An important use of data reduction is for retrieval within collections of multimedia material, such as image, audio or video. For the purpose of comparing queries to target documents or for building an index, these documents are represented by features, i.e. multivariate attributes. These features may be used directly (e.g. nearest neighbourhood search among feature vectors, for image matching) or, often, through probabilistic models of their distribution, thereby capturing the variability of a given class. The design of these features requires a specific expertise for each media, to ensure a good trade-off between concision, ability to discriminate and invariance to certain imaging or acoustic conditions. This is typically handled by media-specific research communities.
Nearest neighbour queries are appropriate for multimedia information retrieval. Efficient multimedia feature vectors often span high dimensional spaces, where indexing structures classically used in database management systems (tree-based and hashing-based) are not effective, due to the dimensionality curse. Parallel databases may contribute to maintaining reasonnable query processing time, but require the definition of data distribution strategies. Such strategies are one of the focuses of our work.
Among models, parametric probabilistic models build a very rich, well-founded and well-documented toolbox for representing the data distributions in a concise way, in association to statistical estimation techniques for determining the form of the model and values of its parameters. Together, they provide a strong share of existing solutions to multimedia data analysis problems (learning and recognition). Relating this to database summaries, seeking simple forms to describe the data (structure for efficient retrieval) and forms that explain the data (structure for understanding, where parametric forms introduce the necessary inductive biais) are often very close goals, hence a growing number of techniques common to the database and machine learning communities. Among probabilistic models, generative mixture models consider the data to be a combination of several populations, whether this correspond to true variety of natures or whether is a only a modelling tool. Mixtures have wide modelling ability, like non-parametric methods, but retain the parsimony of parametric approaches. Hence, they have been much studied, extended and applied, in the contexts of both supervised and unsupervised learning. In the case of probabilistic models, Bayesian estimation supplies a principled solution to the abovementionned model selection. This long remained either computation-intensive or very approximative, but nowadays, besides increasing computing power available, a corpus of efficient approximate inference mechanisms has been built, for a growing variety of graphical model structures. There remain questions which are receiving growing attention : how can such models be efficiently learned from dynamic distributed data sources ? How can a large set of probabilistic models be indexed ?
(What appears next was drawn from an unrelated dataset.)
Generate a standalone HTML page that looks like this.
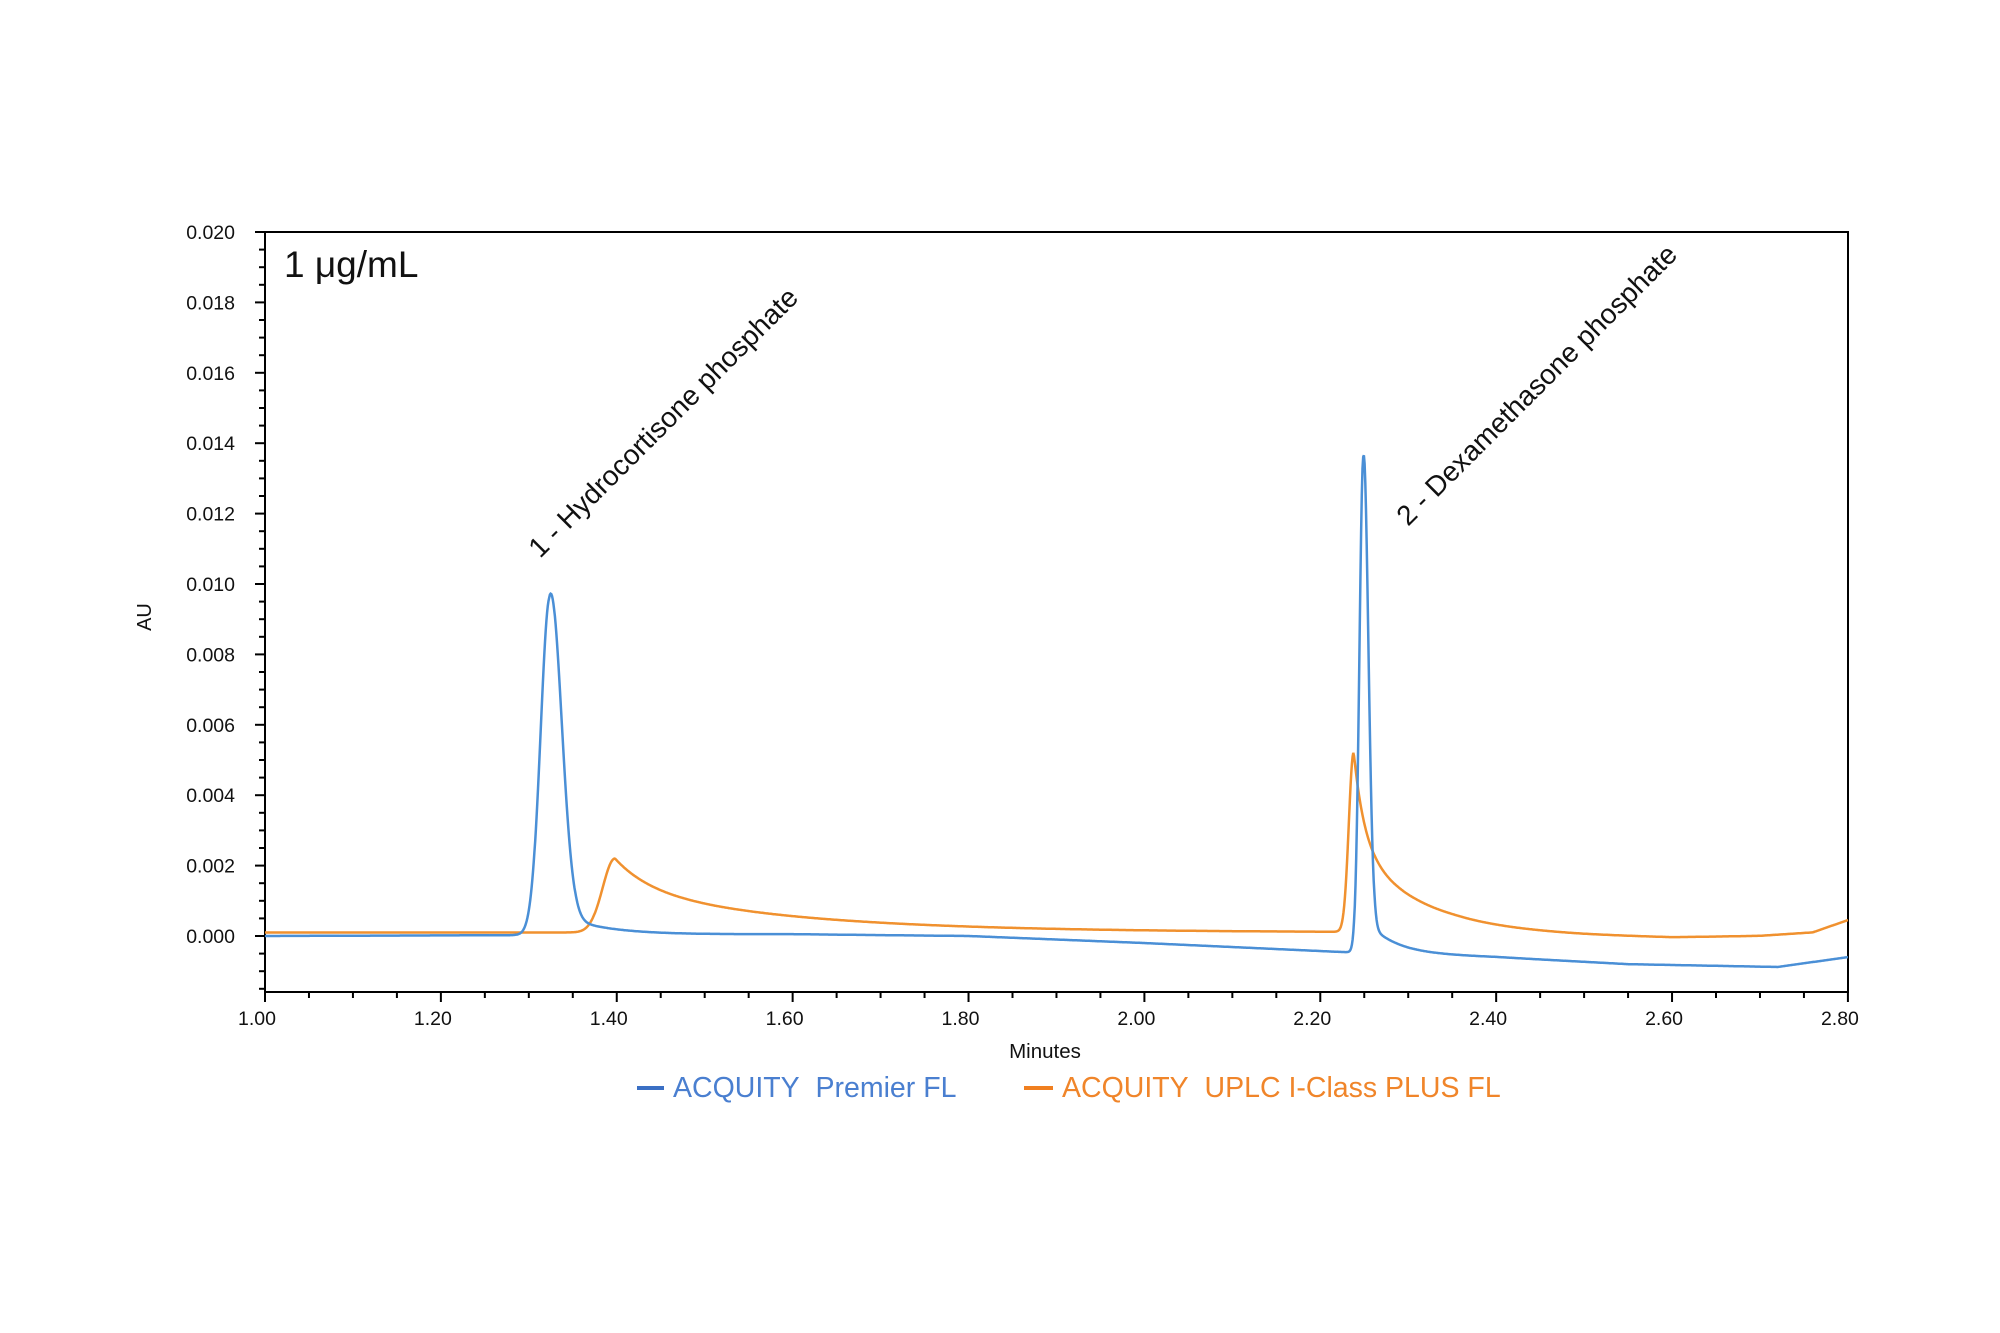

Among the broad range of reduction techniques, the database summarization paradigm has become an ubiquitous requirement for a variety of application environments, including corporate data warehouses,network-traffic monitoring and large socio-economic or demographic surveys. Besides, downsizing massive data sets allows to address some critical issues such as individual data obfuscation, optimization of the usage of system resources like storage space and network bandwidth, as well as effective approximate answers to queries. Depending on the application environment and the preferred goal of the approach, we distinguish three families of approaches concerned with database summarization. The first one focuses on aggregate computation and it is supported by statistical databases, OLAP cubes and multdimensional databases.The second class of approaches extends the previous one in that it tries to produce more compact representations of aggregates. The main challenge for such methods is to keep expressiveness of the provided access methods (aggregate queries) to the items without any need to uncompress the structure. Quotient cubes and linguistic summaries are two major contributions in that direction. The third family of approaches deals with intentional characterization of groups of individuals based on usual mining algorithms. Those categories are obviously not sharp and there are many orthogonal criteria that encompass such a classification. For instance, some of them share the same theoretical background (Zadeh's fuzzy set theory) and they use fuzzy partitions and linguistic variables to support a robust summarization process.
This database research field raises new challenges, in particular, to push more semantics into summaries while still remaining efficient in the context of database systems. Update of such metadata is also of major concern. Furthermore, traditional problems of data management such as query evaluation or data integration have to be revisited from the point of view of database summaries.